--- Start Source records ---

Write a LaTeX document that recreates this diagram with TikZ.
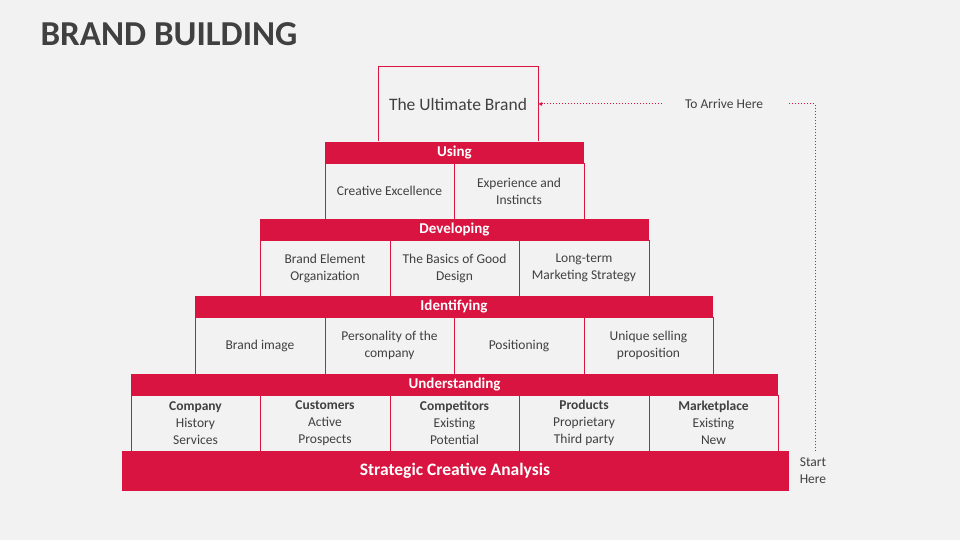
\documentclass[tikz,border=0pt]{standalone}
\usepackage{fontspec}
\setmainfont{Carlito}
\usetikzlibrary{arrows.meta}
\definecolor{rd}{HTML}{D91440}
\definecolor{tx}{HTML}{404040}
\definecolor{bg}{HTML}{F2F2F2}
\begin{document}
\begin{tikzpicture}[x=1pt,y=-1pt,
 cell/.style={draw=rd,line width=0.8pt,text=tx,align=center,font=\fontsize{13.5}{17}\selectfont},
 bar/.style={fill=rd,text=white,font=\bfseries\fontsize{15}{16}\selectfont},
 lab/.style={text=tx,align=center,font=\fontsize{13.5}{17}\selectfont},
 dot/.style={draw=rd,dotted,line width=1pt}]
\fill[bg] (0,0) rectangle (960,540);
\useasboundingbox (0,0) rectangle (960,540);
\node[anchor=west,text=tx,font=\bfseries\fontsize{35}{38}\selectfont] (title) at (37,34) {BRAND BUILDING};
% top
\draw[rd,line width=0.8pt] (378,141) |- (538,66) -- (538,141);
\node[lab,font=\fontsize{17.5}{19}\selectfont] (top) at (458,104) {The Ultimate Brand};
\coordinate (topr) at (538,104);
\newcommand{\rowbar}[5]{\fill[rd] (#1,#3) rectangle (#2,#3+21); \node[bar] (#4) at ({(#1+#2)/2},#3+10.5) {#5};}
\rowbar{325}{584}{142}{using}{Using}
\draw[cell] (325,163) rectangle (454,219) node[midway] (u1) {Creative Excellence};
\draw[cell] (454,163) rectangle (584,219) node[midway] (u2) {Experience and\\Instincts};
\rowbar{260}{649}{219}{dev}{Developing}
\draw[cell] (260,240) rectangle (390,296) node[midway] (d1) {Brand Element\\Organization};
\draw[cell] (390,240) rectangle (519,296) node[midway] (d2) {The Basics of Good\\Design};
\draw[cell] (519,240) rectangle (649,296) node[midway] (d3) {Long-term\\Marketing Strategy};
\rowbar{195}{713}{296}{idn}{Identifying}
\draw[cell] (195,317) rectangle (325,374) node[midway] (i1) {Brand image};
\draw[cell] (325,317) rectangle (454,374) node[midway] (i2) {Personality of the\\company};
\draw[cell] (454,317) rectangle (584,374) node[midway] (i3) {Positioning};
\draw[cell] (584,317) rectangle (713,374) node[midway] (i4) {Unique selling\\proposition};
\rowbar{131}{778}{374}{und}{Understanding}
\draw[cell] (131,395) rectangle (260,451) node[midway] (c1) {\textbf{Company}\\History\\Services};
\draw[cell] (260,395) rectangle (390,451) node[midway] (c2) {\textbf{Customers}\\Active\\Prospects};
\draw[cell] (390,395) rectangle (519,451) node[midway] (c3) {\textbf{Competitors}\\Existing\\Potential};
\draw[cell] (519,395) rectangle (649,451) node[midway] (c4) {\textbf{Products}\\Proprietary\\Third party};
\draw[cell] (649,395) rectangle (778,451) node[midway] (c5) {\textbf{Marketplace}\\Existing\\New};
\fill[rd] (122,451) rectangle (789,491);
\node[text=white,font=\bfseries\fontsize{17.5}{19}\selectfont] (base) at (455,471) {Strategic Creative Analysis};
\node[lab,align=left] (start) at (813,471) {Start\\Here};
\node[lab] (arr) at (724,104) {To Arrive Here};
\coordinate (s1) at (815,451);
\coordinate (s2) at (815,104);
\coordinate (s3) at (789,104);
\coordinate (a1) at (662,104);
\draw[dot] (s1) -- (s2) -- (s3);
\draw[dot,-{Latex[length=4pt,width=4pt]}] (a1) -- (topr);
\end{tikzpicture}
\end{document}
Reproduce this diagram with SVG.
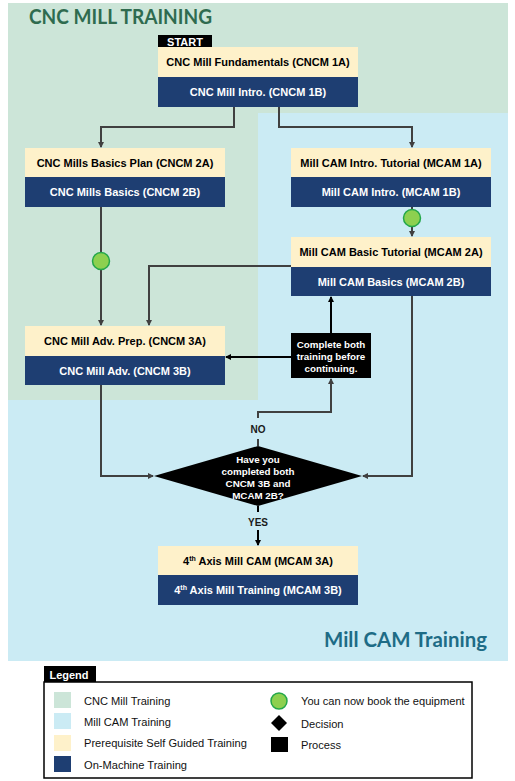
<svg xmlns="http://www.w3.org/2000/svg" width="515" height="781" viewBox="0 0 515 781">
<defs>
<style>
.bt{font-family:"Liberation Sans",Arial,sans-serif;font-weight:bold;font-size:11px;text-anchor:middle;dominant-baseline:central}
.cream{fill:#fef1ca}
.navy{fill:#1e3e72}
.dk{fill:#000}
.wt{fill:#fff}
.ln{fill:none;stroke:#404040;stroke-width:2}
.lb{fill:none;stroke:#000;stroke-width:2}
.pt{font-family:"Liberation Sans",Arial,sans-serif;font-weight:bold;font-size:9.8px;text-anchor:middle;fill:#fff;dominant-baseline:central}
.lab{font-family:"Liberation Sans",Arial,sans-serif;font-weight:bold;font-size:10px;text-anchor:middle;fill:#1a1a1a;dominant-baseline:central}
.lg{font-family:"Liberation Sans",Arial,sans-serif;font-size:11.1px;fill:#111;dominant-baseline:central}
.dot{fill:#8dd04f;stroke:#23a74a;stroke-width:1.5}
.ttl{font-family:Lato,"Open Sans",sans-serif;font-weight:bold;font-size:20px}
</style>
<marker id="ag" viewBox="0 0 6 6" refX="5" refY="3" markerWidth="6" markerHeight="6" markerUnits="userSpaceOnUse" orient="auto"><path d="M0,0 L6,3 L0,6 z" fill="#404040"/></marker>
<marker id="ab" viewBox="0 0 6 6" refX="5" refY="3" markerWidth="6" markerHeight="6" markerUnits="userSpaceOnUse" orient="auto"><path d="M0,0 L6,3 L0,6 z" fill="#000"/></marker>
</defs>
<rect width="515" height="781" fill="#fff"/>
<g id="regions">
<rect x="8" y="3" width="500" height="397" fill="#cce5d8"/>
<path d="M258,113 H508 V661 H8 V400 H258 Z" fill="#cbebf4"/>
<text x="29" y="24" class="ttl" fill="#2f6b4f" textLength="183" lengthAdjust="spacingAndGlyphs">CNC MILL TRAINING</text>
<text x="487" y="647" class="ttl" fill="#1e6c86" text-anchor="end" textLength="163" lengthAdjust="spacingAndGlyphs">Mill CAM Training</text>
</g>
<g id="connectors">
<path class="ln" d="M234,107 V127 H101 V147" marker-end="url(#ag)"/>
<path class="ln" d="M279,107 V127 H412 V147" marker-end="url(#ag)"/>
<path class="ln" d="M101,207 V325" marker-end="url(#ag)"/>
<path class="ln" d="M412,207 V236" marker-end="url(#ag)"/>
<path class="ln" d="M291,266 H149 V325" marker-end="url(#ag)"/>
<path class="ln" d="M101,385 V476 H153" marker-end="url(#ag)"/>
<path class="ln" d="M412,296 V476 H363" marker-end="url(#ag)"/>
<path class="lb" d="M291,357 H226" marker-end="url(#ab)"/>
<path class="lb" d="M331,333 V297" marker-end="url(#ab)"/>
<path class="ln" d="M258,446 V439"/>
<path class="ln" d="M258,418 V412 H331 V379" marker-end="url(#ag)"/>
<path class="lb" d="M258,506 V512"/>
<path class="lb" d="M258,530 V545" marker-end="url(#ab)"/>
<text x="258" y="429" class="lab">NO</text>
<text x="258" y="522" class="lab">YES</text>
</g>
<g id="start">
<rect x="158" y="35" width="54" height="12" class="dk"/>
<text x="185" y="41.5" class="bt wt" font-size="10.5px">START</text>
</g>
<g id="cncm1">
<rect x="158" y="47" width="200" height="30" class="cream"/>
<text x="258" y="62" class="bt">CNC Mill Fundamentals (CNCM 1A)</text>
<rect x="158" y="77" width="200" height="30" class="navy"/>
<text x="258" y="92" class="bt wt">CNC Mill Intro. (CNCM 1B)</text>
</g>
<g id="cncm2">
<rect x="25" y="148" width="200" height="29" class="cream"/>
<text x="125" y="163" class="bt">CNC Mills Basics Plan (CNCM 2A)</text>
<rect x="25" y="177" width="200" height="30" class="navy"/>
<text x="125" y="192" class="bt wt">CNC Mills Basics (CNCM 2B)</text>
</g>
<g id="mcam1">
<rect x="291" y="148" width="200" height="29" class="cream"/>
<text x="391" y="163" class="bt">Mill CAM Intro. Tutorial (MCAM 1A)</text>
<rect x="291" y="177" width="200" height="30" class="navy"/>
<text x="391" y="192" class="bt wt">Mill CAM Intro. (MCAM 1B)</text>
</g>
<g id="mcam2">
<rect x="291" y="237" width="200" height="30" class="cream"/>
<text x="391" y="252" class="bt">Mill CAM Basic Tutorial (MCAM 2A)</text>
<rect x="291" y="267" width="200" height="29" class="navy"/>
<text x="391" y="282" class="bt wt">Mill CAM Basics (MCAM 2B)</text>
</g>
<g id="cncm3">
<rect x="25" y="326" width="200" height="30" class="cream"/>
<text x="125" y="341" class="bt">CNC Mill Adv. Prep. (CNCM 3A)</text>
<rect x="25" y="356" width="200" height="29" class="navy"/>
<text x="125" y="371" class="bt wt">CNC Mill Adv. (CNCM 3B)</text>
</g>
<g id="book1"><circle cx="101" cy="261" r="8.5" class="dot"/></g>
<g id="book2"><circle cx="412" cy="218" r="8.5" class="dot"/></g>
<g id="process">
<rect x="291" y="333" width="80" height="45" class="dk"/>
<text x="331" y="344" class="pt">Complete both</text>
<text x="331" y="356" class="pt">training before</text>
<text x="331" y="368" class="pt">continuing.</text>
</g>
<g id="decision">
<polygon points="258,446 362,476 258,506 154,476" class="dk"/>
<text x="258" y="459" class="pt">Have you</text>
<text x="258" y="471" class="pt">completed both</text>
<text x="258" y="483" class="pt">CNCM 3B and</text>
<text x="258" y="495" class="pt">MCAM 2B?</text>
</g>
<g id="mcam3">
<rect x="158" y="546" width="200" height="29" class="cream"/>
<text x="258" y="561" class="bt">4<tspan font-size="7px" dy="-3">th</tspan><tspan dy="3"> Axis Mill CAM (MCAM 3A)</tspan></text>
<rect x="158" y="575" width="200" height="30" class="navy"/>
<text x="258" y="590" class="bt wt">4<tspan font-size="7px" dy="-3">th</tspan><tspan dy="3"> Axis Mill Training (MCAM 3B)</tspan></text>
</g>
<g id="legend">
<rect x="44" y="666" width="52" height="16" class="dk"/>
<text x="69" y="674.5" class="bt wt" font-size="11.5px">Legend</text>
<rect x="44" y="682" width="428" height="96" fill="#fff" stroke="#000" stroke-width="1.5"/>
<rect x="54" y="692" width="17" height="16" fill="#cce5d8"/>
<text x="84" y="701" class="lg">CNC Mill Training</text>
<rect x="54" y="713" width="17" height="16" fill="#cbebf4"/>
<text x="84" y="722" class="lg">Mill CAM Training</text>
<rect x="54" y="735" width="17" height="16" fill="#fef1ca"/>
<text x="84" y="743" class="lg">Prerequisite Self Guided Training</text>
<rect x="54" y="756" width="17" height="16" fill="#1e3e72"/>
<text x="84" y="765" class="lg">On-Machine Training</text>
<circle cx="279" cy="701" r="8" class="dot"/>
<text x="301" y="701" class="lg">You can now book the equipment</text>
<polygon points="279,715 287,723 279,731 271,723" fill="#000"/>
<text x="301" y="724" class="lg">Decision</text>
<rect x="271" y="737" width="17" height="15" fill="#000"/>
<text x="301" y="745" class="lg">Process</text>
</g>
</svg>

--- End Source records ---

Look over the material above and show each line where "diagram" appears.

» Output
Write a LaTeX document that recreates this diagram with TikZ.
Reproduce this diagram with SVG.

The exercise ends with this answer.